Today, Graham is confident enough to use the weight room however she needs.
“Now that I’ve gotten comfortable with it, I kind of just go in there and stand my ground and own my space because I know where all the equipment is, I know what I like to use and I feel like for the most part I know what I’m doing,” Graham said.
While there’s a lot that can be done on the individual level to overcome fears about the gym, some find that the Beauchamp environment remains far too intimidating.
The first-floor weight room can be an especially uncomfortable space for women to be in. Over the years, the idea of introducing women-only hours to Beauchamp has been discussed but ultimately shot down.
For students beginning their fitness journeys at Beauchamp, Aldujaili finds that women-only hours can be empowering for women.
“It’s a great [place] to start for women who are extremely intimidated [by] the opposite sex or from the overwhelmingness of male dominance in the gym,” Aldujaili said. “[But] in the real world, stepping out of that comfort zone is crucial.”
Others have found it important to maintain all-inclusive workout spaces at UP.
“I don’t think it would be appropriate to divide people in this setting on campus where everyone should have access,” Kavanagh said.
Additional concerns are raised by the proposition of having women-only hours, especially in regards to how transgender and nonbinary people would fit into the conversation.
“I think it would be discouraging to trans women and people questioning their gender,” Kavanagh said. “Categorizing non-binary people with women is a whole thing.

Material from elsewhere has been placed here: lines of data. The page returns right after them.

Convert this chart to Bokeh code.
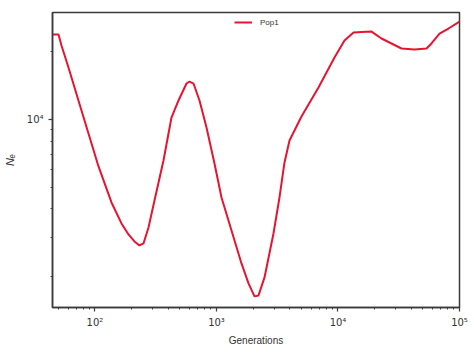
from bokeh.plotting import figure
from bokeh.models import FixedTicker, CustomJSTickFormatter, Range1d
from bokeh.embed import file_html
from bokeh.resources import INLINE

# Generations (x) and effective population size (y)
generations = [44.7, 50.1, 53.0, 60.5, 73.1, 88.4, 106.9, 136.7, 165.2, 188.7,
               211.4, 232.4, 250.7, 275.6, 308.8, 366.2, 426.2, 486.7, 566.4, 599.6,
               646.8, 724.7, 827.5, 962.7, 1099.6, 1329, 1606, 1834, 2055, 2217,
               2484, 2945, 3300, 3628, 3990, 4553, 5006, 6910, 9358, 11310,
               13420, 15610, 18870, 22800, 27560, 33310, 42620, 53500, 58820, 68450,
               81200, 100000]
ne = [23870, 23870, 21320, 17020, 12150, 8665, 6182, 4277, 3450, 3083,
      2870, 2754, 2811, 3311, 4365, 6573, 10200, 12150, 14450, 14750,
      14450, 12150, 9214, 6374, 4500, 3211, 2291, 1867, 1635, 1651,
      1985, 3114, 4500, 6440, 8067, 9309, 10310, 13880, 18860, 22440,
      24360, 24480, 24600, 22910, 21770, 20680, 20470, 20680, 21770, 24110,
      25380, 27260]

x_major = [100, 1000, 10000, 100000]
x_minor = [50, 60, 70, 80, 90, 200, 300, 400, 500, 600, 700, 800, 900,
           2000, 3000, 4000, 5000, 6000, 7000, 8000, 9000,
           20000, 30000, 40000, 50000, 60000, 70000, 80000, 90000]
y_major = [10000]
y_minor = [2000, 3000, 4000, 5000, 6000, 7000, 8000, 9000, 20000]

series_name = "Pop1"
x_label = "Generations"
y_label = "N\u2091"

x_lo, x_hi = 44.7, 100000
y_lo, y_hi = 1459, 29900

FONT = "Liberation Sans"
TICKFONT = "DejaVu Sans"
AX = "#3a3a3a"

p = figure(x_axis_type="log", y_axis_type="log",
           frame_width=407, frame_height=295,
           min_border_left=51, min_border_right=16,
           min_border_top=12, min_border_bottom=46,
           output_backend="svg", toolbar_location=None,
           x_range=Range1d(x_lo, x_hi), y_range=Range1d(y_lo, y_hi))

p.line(generations, ne, line_color="#e8132f", line_width=2.0, legend_label=series_name)

p.xgrid.visible = False
p.ygrid.visible = False
p.outline_line_color = AX
p.outline_line_width = 1.5
p.background_fill_color = "white"
p.border_fill_color = "white"

fmt_code = """
const sup = {'0':'\u2070','1':'\u00b9','2':'\u00b2','3':'\u00b3','4':'\u2074','5':'\u2075','6':'\u2076','7':'\u2077','8':'\u2078','9':'\u2079'};
const e = Math.round(Math.log10(tick));
return '10' + String(e).split('').map(c => sup[c]).join('');
"""

p.xaxis.ticker = FixedTicker(ticks=x_major, minor_ticks=x_minor)
p.yaxis.ticker = FixedTicker(ticks=y_major, minor_ticks=y_minor)
for ax in (p.xaxis, p.yaxis):
    ax.formatter = CustomJSTickFormatter(code=fmt_code)
    ax.axis_line_color = AX
    ax.axis_line_width = 1.5
    ax.major_tick_line_color = AX
    ax.minor_tick_line_color = AX
    ax.major_tick_line_width = 1.2
    ax.minor_tick_line_width = 1
    ax.major_tick_out = 4
    ax.major_tick_in = 0
    ax.minor_tick_out = 2
    ax.minor_tick_in = 0
    ax.major_label_text_font = TICKFONT
    ax.major_label_text_font_size = "10px"
    ax.major_label_text_color = "#333333"
    ax.axis_label_text_font = FONT
    ax.axis_label_text_font_size = "10px"
    ax.axis_label_text_color = "#333333"
    ax.major_label_standoff = 5

p.xaxis.axis_label = x_label
p.xaxis.axis_label_standoff = 4
p.xaxis.axis_label_text_font_style = "normal"
p.yaxis.axis_label = y_label
p.yaxis.axis_label_standoff = 8
p.yaxis.axis_label_text_font_style = "italic"
p.yaxis.axis_label_text_font_size = "11px"

lg = p.legend[0]
lg.location = (182, 280)
lg.padding = 0
lg.margin = 0
lg.spacing = 0
lg.glyph_width = 18
lg.glyph_height = 10
lg.label_height = 10
lg.label_standoff = 8
lg.label_text_font = FONT
lg.label_text_font_size = "8px"
lg.label_text_color = "#333333"
lg.border_line_color = None
lg.background_fill_alpha = 0

open("out.html", "w").write(file_html(p, INLINE))
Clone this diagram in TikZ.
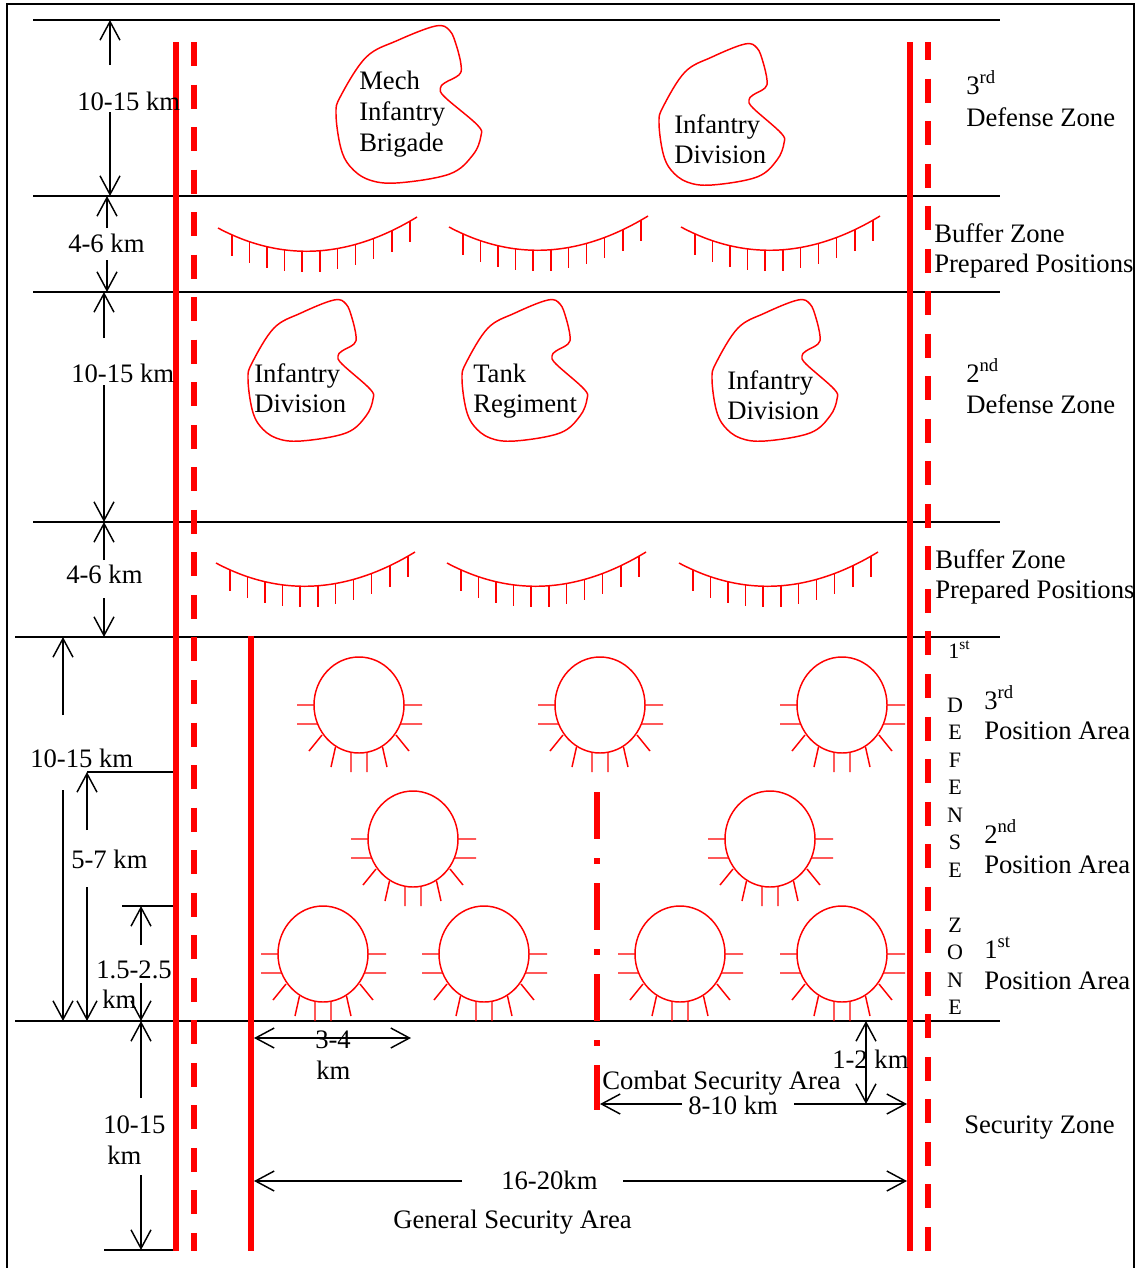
\documentclass[tikz,border=0pt]{standalone}
\usepackage{fontspec}
\setmainfont{Liberation Serif}
\usetikzlibrary{arrows.meta}
\begin{document}
\begin{tikzpicture}[x=0.75pt,y=-0.75pt,
  lbl/.style={anchor=base west, inner sep=0pt, font=\fontsize{20}{23}\selectfont},
  vlet/.style={anchor=base, inner sep=0pt, font=\fontsize{16.5}{20}\selectfont},
  vlw/.style={anchor=base west, inner sep=0pt, font=\fontsize{16.5}{20}\selectfont},
  framel/.style={line width=1.5pt},
  hline/.style={line width=1.1pt},
  dim/.style={line width=1.1pt, -{Straight Barb[length=14pt,width=15pt]}},
  dimboth/.style={line width=1.1pt, {Straight Barb[length=14pt,width=15pt]}-{Straight Barb[length=14pt,width=15pt]}},
  redthick/.style={red, line width=4.5pt},
  reddash/.style={red, line width=4.5pt, dash pattern=on 18pt off 13.9pt},
  redthin/.style={red, line width=1.1pt},
  unitblob/.pic={\draw[redthin] plot[smooth cycle, tension=0.6] coordinates {(86,0) (98,4) (104,18) (108,36) (106,44) (94,51) (90,56) (94,64) (122,89) (125,99) (118,116) (98,133) (53,141) (28,138) (12,126) (4,109) (0,79) (4,63) (26,28) (53,13)};},
  posarea/.pic={
    \draw[redthin] (0,0) ellipse [x radius=33.75pt, y radius=36pt];
    \draw[redthin] (-62,0) -- (-45,0) (-62,19) -- (-41,19) (45,0) -- (63,0) (41,19) -- (63,19)
      (-37,30) -- (-50,46) (37,30) -- (50,46) (-23.5,42) -- (-28,62) (23.5,42) -- (28,62)
      (-8,48) -- (-8,67) (8,48) -- (8,67);
  },
  fortarc/.pic={
    \draw[redthin] (0,0) .. controls (64.3,34.3) and (130.7,30.7) .. (199,-11);
    \foreach \i in {0,...,10}{
      \pgfmathsetmacro\tp{0.0725+0.0894*\i}
      \pgfmathsetmacro\xx{3*(1-\tp)^2*\tp*64.3+3*(1-\tp)*\tp^2*130.7+\tp^3*199}
      \pgfmathsetmacro\yy{3*(1-\tp)^2*\tp*34.3+3*(1-\tp)*\tp^2*30.7-\tp^3*11}
      \draw[redthin] (\xx,\yy) -- ++(0,21);
    }
  }
]
\useasboundingbox (0,0) rectangle (1137,1268);

% frame
\draw[framel] (7,1268) -- (7,4) -- (1134,4) -- (1134,1268);

% zone lines
\foreach \y in {20,196,292,522} \draw[hline] (33,\y) -- (1000,\y);
\foreach \y in {637,1021} \draw[hline] (15,\y) -- (1000,\y);

% left dimension arrows
\draw[dim] (110,65) -- (110,20);
\draw[dim] (110,112) -- (110,196);
\draw[dim] (107,228) -- (107,196);
\draw[dim] (107,260) -- (107,292);
\draw[dim] (104,338) -- (104,292);
\draw[dim] (104,385) -- (104,522);
\draw[dim] (104,560) -- (104,522);
\draw[dim] (104,598) -- (104,637);
\draw[dim] (63,715) -- (63,637);
\draw[dim] (63,790) -- (63,1021);
\draw[hline] (87,772) -- (176,772);
\draw[dim] (87,830) -- (87,772);
\draw[dim] (87,887) -- (87,1021);
\draw[hline] (122,906) -- (176,906);
\draw[dim] (141,945) -- (141,906);
\draw[dim] (141,983) -- (141,1021);
\draw[dim] (141,1098) -- (141,1021);
\draw[dim] (141,1175) -- (141,1250);
\draw[hline] (104,1250) -- (176,1250);

% bottom dimension arrows
\draw[dimboth] (254,1038) -- (411,1038);
\draw[dim] (462,1181) -- (254,1181);
\draw[dim] (623,1181) -- (907,1181);
\draw[dim] (682,1104) -- (600,1104);
\draw[dim] (794,1104) -- (907,1104);
\draw[dimboth] (866,1021) -- (866,1104);

% unit blobs
\pic (mib) [xscale=1.159,yscale=1.113] at (336,26) {unitblob};
\pic (id3) at (659,44) {unitblob};
\pic (id2a) at (248,300) {unitblob};
\pic (tr2) at (462,300) {unitblob};
\pic (id2b) at (712,300) {unitblob};

% prepared positions
\foreach \x/\y [count=\k] in {218/228,449/227,681/227,216/563,447/563,679/563}
  \pic (fa\k) at (\x,\y) {fortarc};

% position areas
\foreach \x/\y [count=\k] in {359/705,600/705,842/705,413/839,770/839,323/954,484/954,680/954,842/954}
  \pic (pa\k) at (\x,\y) {posarea};

% red boundary lines
\draw[redthick] (176,42) -- (176,1251);
\draw[reddash] (194,42) -- (194,1251);
\draw[redthick] (910,42) -- (910,1251);
\draw[reddash, dash phase=4.5pt] (928,42) -- (928,1251);
\draw[redthick] (251,636) -- (251,1251);
\draw[red, line width=4.5pt, dash pattern=on 35.25pt off 14.25pt on 4.5pt off 14.25pt] (597,792) -- (597,1110);

% blob texts
\node[lbl] (t1) at (359,89) {Mech};
\node[lbl] (t2) at (359,120) {Infantry};
\node[lbl] (t3) at (359,151) {Brigade};
\node[lbl] (t4) at (674,133) {Infantry};
\node[lbl] (t5) at (674,163) {Division};
\node[lbl] (t6) at (254,382) {Infantry};
\node[lbl] (t7) at (254,412) {Division};
\node[lbl] (t8) at (473,382) {Tank};
\node[lbl] (t9) at (473,412) {Regiment};
\node[lbl] (t10) at (727,389) {Infantry};
\node[lbl] (t11) at (727,419) {Division};

% dimension labels
\node[lbl] (d1) at (77,110) {10-15 km};
\node[lbl] (d2) at (68,252) {4-6 km};
\node[lbl] (d3) at (71,382) {10-15 km};
\node[lbl] (d4) at (66,583) {4-6 km};
\node[lbl] (d5) at (30,767) {10-15 km};
\node[lbl] (d6) at (71,868) {5-7 km};
\node[lbl] (d7a) at (96,978) {1.5-2.5};
\node[lbl] (d7b) at (102,1008) {km};
\node[lbl] (d8a) at (103,1133) {10-15};
\node[lbl] (d8b) at (107,1164) {km};
\node[lbl] (d9a) at (315,1048) {3-4};
\node[lbl] (d9b) at (316,1079) {km};
\node[lbl] (d10) at (501,1189) {16-20km};
\node[lbl] (d11) at (393,1228) {General Security Area};
\node[lbl] (d12) at (602,1089) {Combat Security Area};
\node[lbl] (d13) at (688,1114) {8-10 km};
\node[lbl] (d14) at (832,1068) {1-2 km};
\node[lbl] (d15) at (964,1133) {Security Zone};

% right labels
\node[lbl] (r1) at (966,94) {3\textsuperscript{rd}};
\node[lbl] (r2) at (966,126) {Defense Zone};
\node[lbl] (r3) at (934,242) {Buffer Zone};
\node[lbl] (r4) at (934,272) {Prepared Positions};
\node[lbl] (r5) at (966,382) {2\textsuperscript{nd}};
\node[lbl] (r6) at (966,413) {Defense Zone};
\node[lbl] (r7) at (935,568) {Buffer Zone};
\node[lbl] (r8) at (935,598) {Prepared Positions};
\node[vlw] (r9) at (948,658) {1\textsuperscript{st}};
\foreach \c/\y [count=\k] in {D/712,E/739.5,F/767,E/794.5,N/822,S/849.5,E/877,Z/932,O/959.5,N/987,E/1014.5}
  \node[vlet] (v\k) at (955,\y) {\c};
\node[lbl] (p1) at (984,709) {3\textsuperscript{rd}};
\node[lbl] (p2) at (984,739) {Position Area};
\node[lbl] (p3) at (984,843) {2\textsuperscript{nd}};
\node[lbl] (p4) at (984,873) {Position Area};
\node[lbl] (p5) at (984,958) {1\textsuperscript{st}};
\node[lbl] (p6) at (984,989) {Position Area};
\end{tikzpicture}
\end{document}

It’s fundamentally flawed for a lot of reasons. Mostly the fact of ‘who is determining who counts?’”
According to Barnett, other issues concerning the layout of the gym make the implementation of women-only hours a difficult process. The open layout of the building negates the easy solution of sectioning off the gym for women-only hours.
Though the openness of Beauchamp isn’t ideal for women-only spaces, it can provide comfort for those feeling vulnerable to harassment in gyms.
“Part of me is really happy that our weight room is not in a bad corner anywhere,” Barnett said. “It’s open to the front and everyone can see what’s going on.”
Beauchamp staff are also a resource for students concerned about harassment in the gym. In the past, students have let front-desk staffers know about any uncomfortable encounters, according to Barnett. Posters with Barnett’s email are also available around Beauchamp in the event that students experience harassment at the gym.
“We’ve had a couple times where students have gone to the front saying ‘he’s giving me a weird feeling’ and we’ve been able to say ‘what do you need?’” Barnett said. “They [responded] ‘I just wanted someone to know.’ In that case, the front desk is right there, and we’re able to see [what’s happening].”
The front desk staff are also equipped to help anyone with questions about how to use the weightlifting machines.
“[The front desk workers] are trained to be like ‘I can teach you’ or ‘I can show you,’” Niemi said. “That’s why there’s two of us up there, so that one of us can leave and go help and the other can sit.”
More suggestions to help alleviate gymtimidation include missing the crowds by going earlier in the day, listening to music and having a premeditated workout plan.
“You feel intimidation at first but then you build your own routine,” Aldujaili said. “You meet new people and you just make [the gym] your new home.”
For Niemi, the key to confidence at Beauchamp is to “put your headphones on, play some music that you like, make sure you feel comfortable in what you’re wearing and just own it.”